Холод был неприятен Лату, но не мог убить охотника за чужой кровью. Солнечный свет был чрезвычайно опасен в первое столетие его ночной жизни, затем же лишь вызывал раздражающий, сводящий с ума зуд кожи и жуткую резь в глазах. В случае крайней необходимости Фегустин даже путешествовал днем, но не мог продержаться под обжигающими и причиняющими головную боль лучами небесного светила долее часа. Пока не мог, поскольку старшие вампиры клана Мартел вели дневной образ жизни, а его Глава, сам великий Теофор Нат Мартел, бывало, даже загорал, получая от солнечных ванн необычайное как моральное, так и телесное наслаждение.

Осиновый кол, вогнанный в тело, причинял страшную боль, сравнимую с опусканием руки в едкий раствор. Однако вопреки распространенному среди людей мнению точное попадание куска осины в сердце не убивало шеварийского кровососа, а лишь лишало на какое-то время способности двигаться.
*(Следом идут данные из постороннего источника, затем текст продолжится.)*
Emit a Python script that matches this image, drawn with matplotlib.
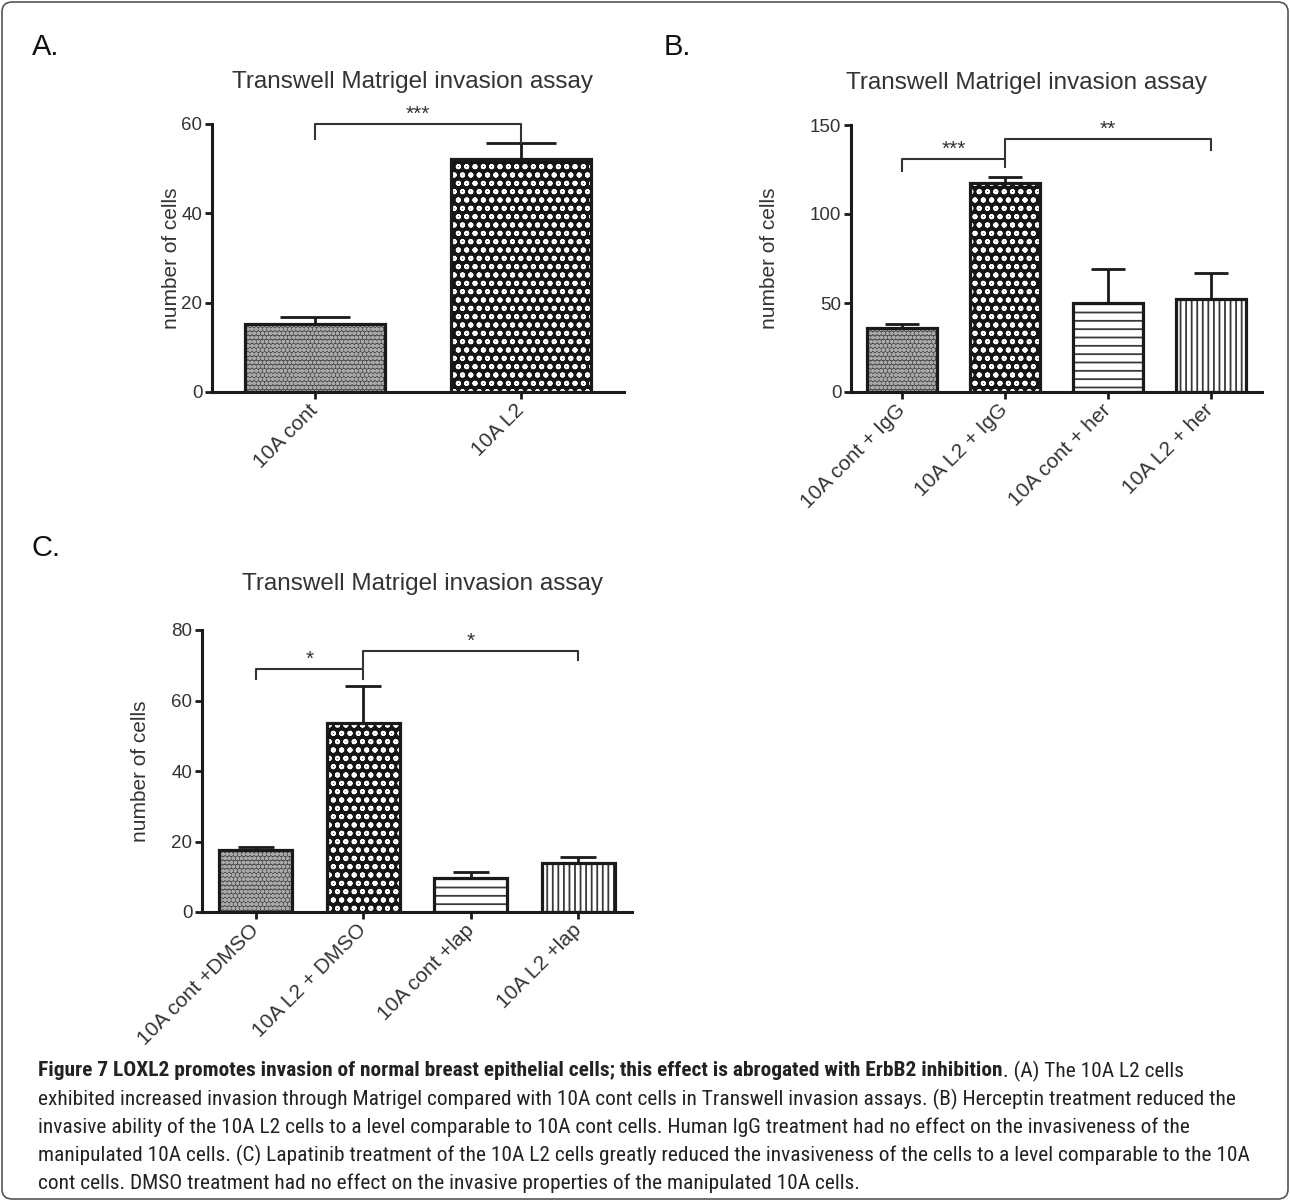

Смертельным же врагом для Фегустина, как, впрочем, и для остальных представителей его клана, не говоря уже о людях, являлось оружие, обычное человеческое оружие, которым можно легко отделить бессмертную голову от бренного тела или, раздробив крепкий череп, повредить мозг, единственную часть его плоти, не подлежащую восстановлению. Именно по этой причине шеварийский вампир лишь в крайних случаях нападал на солдат, дворян, наемников или разбойников, а в ходе охоты избегал прямого силового воздействия на жертву, благо что у членов клана Мартел имелись свои весьма изощренные и безопасные способы добывания пищи.
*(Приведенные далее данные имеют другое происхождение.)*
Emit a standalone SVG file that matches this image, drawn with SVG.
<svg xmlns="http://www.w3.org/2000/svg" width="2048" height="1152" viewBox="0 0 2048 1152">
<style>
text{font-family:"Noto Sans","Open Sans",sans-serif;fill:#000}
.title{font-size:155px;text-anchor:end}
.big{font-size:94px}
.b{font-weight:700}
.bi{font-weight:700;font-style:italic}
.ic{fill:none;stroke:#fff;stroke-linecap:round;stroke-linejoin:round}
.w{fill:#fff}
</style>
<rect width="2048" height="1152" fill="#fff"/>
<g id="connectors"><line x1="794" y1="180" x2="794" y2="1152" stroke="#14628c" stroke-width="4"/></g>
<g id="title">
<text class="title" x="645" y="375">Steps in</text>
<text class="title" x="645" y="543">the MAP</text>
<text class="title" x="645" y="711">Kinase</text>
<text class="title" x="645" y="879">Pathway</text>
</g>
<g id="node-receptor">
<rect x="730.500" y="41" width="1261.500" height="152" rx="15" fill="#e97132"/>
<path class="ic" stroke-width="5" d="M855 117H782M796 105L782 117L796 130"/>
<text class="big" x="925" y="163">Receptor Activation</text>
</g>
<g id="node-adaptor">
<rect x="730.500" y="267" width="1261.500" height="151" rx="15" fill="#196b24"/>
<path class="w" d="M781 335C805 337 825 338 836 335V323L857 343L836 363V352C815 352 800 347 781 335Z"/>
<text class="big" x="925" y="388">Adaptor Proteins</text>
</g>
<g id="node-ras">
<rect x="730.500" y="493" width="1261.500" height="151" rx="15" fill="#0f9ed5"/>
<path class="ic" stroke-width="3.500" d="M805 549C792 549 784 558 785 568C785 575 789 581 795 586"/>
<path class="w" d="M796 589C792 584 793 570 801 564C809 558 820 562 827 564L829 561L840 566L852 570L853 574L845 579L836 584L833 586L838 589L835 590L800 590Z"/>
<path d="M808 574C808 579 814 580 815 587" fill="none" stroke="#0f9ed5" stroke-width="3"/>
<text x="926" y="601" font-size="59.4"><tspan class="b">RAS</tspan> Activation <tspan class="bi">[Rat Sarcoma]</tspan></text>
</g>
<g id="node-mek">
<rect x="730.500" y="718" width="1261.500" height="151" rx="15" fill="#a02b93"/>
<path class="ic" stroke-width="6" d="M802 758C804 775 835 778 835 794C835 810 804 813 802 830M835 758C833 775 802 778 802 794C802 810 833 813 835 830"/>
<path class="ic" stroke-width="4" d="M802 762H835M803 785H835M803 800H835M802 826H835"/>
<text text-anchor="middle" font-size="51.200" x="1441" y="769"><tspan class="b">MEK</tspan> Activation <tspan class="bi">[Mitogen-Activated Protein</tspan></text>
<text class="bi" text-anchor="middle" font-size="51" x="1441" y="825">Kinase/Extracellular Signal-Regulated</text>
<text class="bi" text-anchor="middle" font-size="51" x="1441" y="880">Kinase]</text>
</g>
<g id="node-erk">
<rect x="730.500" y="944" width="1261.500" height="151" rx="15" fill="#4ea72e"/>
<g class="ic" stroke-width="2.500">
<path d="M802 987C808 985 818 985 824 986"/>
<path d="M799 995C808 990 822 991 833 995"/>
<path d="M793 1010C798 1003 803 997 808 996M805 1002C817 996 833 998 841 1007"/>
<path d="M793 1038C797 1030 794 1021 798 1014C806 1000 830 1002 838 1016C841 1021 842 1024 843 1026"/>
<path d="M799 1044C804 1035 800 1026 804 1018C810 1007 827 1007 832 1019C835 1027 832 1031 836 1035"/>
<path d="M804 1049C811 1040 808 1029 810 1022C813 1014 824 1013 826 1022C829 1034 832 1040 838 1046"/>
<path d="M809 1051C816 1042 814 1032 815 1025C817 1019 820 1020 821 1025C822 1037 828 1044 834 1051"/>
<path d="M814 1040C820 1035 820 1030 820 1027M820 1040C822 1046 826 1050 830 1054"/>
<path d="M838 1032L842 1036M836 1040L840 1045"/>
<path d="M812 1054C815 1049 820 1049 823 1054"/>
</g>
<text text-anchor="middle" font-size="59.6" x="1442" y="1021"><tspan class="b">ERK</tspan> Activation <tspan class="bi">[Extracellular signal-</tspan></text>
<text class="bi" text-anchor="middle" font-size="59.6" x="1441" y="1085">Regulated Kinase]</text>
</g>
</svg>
Выбрав жертву, Фегустин тут же начал действовать, но при этом не забывал об осторожности, ведь любая случайность могла помешать охоте. Первым делом он покинул безопасный наблюдательный пост у двери и, стараясь никого не задеть локтями и не наступить на ногу кому-нибудь из шатающегося с кружками между столами люда, приблизился к жертве на расстояние в десять шагов. Полминуты оказалось достаточно, чтобы влезть в головы сразу троих простолюдинов и изучить их скудные, примитивные мыслишки. Женщине хотелось спать, ее муж мечтал уговорить соседа еще на кувшинчик вина за его счет, а случайный собеседник семейной пары — крестьянин — страстно желал подпоить разговорчивого простофилю-горожанина до мертвецкого состояния и поближе познакомиться с его женой.

В который раз на своем веку поразившись незамысловатости человеческих стремлений, Фегустин решил удовлетворить тайные желания ближних, но, как коварный джинн, сделал все с точностью до наоборот. Через минуту с начала его мысленного и совершенно незаметного со стороны внушения сластолюбец-крестьянин заснул крепким сном, в котором осуществились его фривольные фантазии; муж присоединился к шумной компании наемников, в надежде, что разгоряченные хмелем солдаты угостят его дармовым винцом; а избранная жертвой женщина медленно поднялась со скамьи и направилась к выходу. Она не спала. Ее красивые, но уже давно утратившие задорный блеск глаза были широко открыты, но тем не менее разум ей уже не принадлежал. В ее голове пульсировало неугомонное и неотложное стремление как можно быстрее покинуть шумный, душный трактир и на сто шагов удалиться в лес, туда, где ее ждали желанная тишина и мягкая постель из опавшей листвы и пожухших трав.